I really like supervisord for long-running process management. It is Python, so it is easy to install and it is easy to script with tools like Fabric. Lately I’ve been deploying smaller Django/WSGI sites with Green Unicorn behind Nginx proxied over a Unix socket which makes for a nice little setup on shared hosting and RAM starved VPSes.

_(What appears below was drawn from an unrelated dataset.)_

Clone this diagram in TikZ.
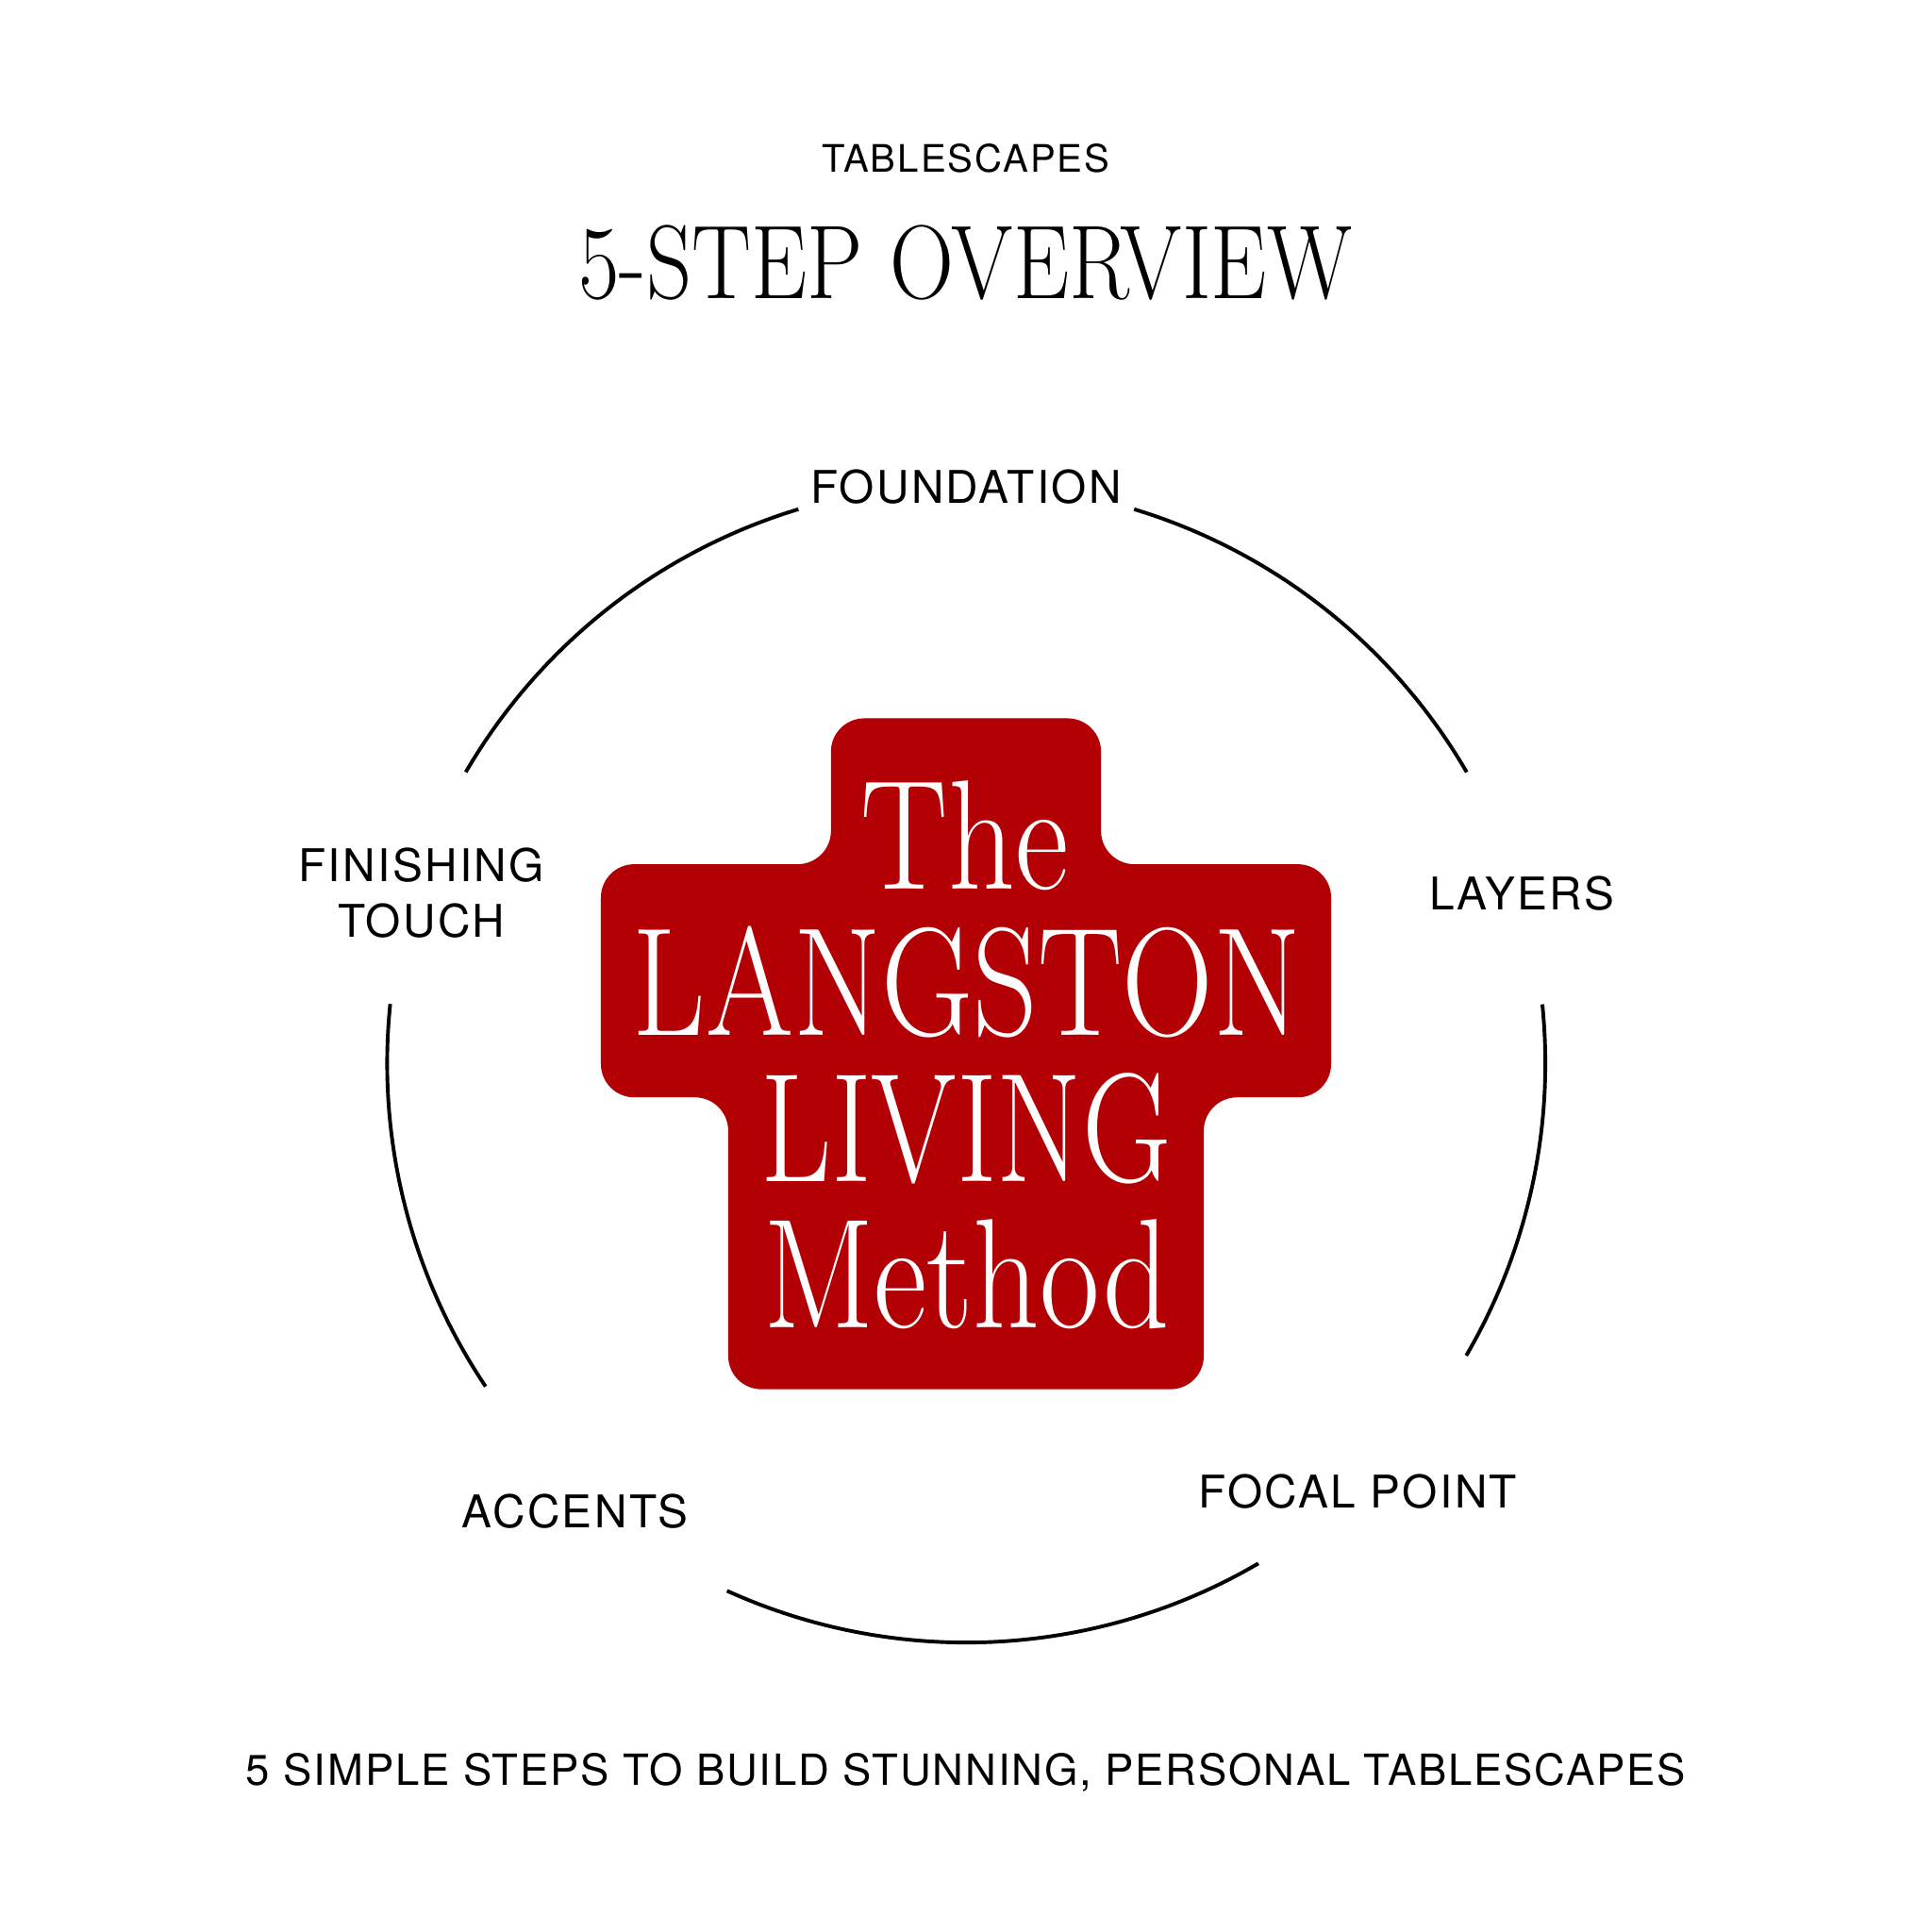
\documentclass[tikz,border=0pt]{standalone}
\usepackage{fontspec}
\usepackage{graphicx}
\usetikzlibrary{positioning, calc}
\newfontfamily\labelfont[LetterSpace=5]{TeX Gyre Heros}
\newfontfamily\taglinefont[LetterSpace=4]{TeX Gyre Heros}
\definecolor{langstonred}{HTML}{B30004}

\begin{document}
\begin{tikzpicture}[x=0.01cm, y=0.01cm,
  steplabel/.style={font=\labelfont\fontsize{10.4}{12.8}\selectfont, inner sep=0pt, align=center},
  serifline/.style={text=white, anchor=base, inner sep=0pt, font=\fontsize{36}{40}\selectfont},
  ring/.style={line width=0.85pt}]
\useasboundingbox (0,0) rectangle (1568,1568);
\fill[white] (0,0) rectangle (1568,1568);

% heading
\node[anchor=base, inner sep=0pt, font=\labelfont\fontsize{8.74}{10}\selectfont](kicker) at (784,1428) {TABLESCAPES};
\node[anchor=base, inner sep=0pt, font=\fontsize{25}{30}\selectfont](overview) at (783.5,1326) {\resizebox{6.27cm}{0.595cm}{5-STEP OVERVIEW}};

% the cross
\fill[langstonred, rounded corners=0.27cm] (674.4,985) -- (893.6,985) -- (893.6,866.6) -- (1080.3,866.6) -- (1080.3,677.4) -- (977,677.4) -- (977,440.5) -- (591,440.5) -- (591,677.4) -- (487.7,677.4) -- (487.7,866.6) -- (674.4,866.6) -- cycle;
\node[serifline](the) at (782.9,846.2) {\resizebox{1.68cm}{0.879cm}{The}};
\node[serifline](langston) at (784.8,727.5) {\resizebox{5.42cm}{0.885cm}{LANGSTON}};
\node[serifline](living) at (784,608.7) {\resizebox{3.336cm}{0.88cm}{LIVING}};
\node[serifline](method) at (784.4,490.3) {\resizebox{3.296cm}{0.879cm}{Method}};

% the five steps
\node[steplabel, anchor=base](foundation) at (784,1159.5) {FOUNDATION};
\node[steplabel, anchor=base](layers) at (1235.3,829.7) {LAYERS};
\node[steplabel, anchor=base](focal) at (1102,344.2) {FOCAL POINT};
\node[steplabel, anchor=base](accents) at (466.6,328) {ACCENTS};
\node[steplabel](finishing) at (342,843.2) {FINISHING\\TOUCH};

% ring pieces between the steps
\coordinate (hub) at (784.2,704.9);
\draw[ring] (hub) ++(30.2:470) arc[start angle=30.2, end angle=73.15, radius=470];
\draw[ring] (hub) ++(106.85:470) arc[start angle=106.85, end angle=149.8, radius=470];
\draw[ring] (hub) ++(174.1:470) arc[start angle=174.1, end angle=213.9, radius=470];
\draw[ring] (hub) ++(245.6:470) arc[start angle=245.6, end angle=300.3, radius=470];
\draw[ring] (hub) ++(-30.3:470) arc[start angle=-30.3, end angle=5.86, radius=470];

\node[anchor=base, inner sep=0pt, font=\taglinefont\fontsize{9.9}{12}\selectfont](tagline) at (784,119) {5 SIMPLE STEPS TO BUILD STUNNING, PERSONAL TABLESCAPES};
\end{tikzpicture}
\end{document}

After installing supervisord with something like sudo easy_install supervisor
, you’ll want to make sure it runs after you reboot your machine (and gets restarted in case it crashes). If you are on a Linux system with upstart (and have root access), you can bypass the ugly init scripts and use this simple file placed in /etc/init/supervisord.conf
to manage your supervisord process:
description “supervisord”
start on runlevel [2345]
stop on runlevel [!2345]
respawn
exec /usr/local/bin/supervisord —nodaemon —configuration /etc/supervisord.conf
Now that it is in upstart, you can start it with the command sudo start supervisord
.
If you are on shared hosting, you probably won’t have permissions to do this, but if you have access to cron
, you can make sure it gets started in case the server reboots by adding this to your cron jobs:
@reboot /my/path/to/supervisord -c /my/path/to/supervisord.conf 2>&1
In the event supervisord crashes or is killed off by a sysadmin, you’re out of luck. If this happens, you’ll want to look into having a cron job periodically poll the process pid to see if it is still alive and restart it if it is not. I haven’t needed this (yet), so that is left as an exercise for the reader :)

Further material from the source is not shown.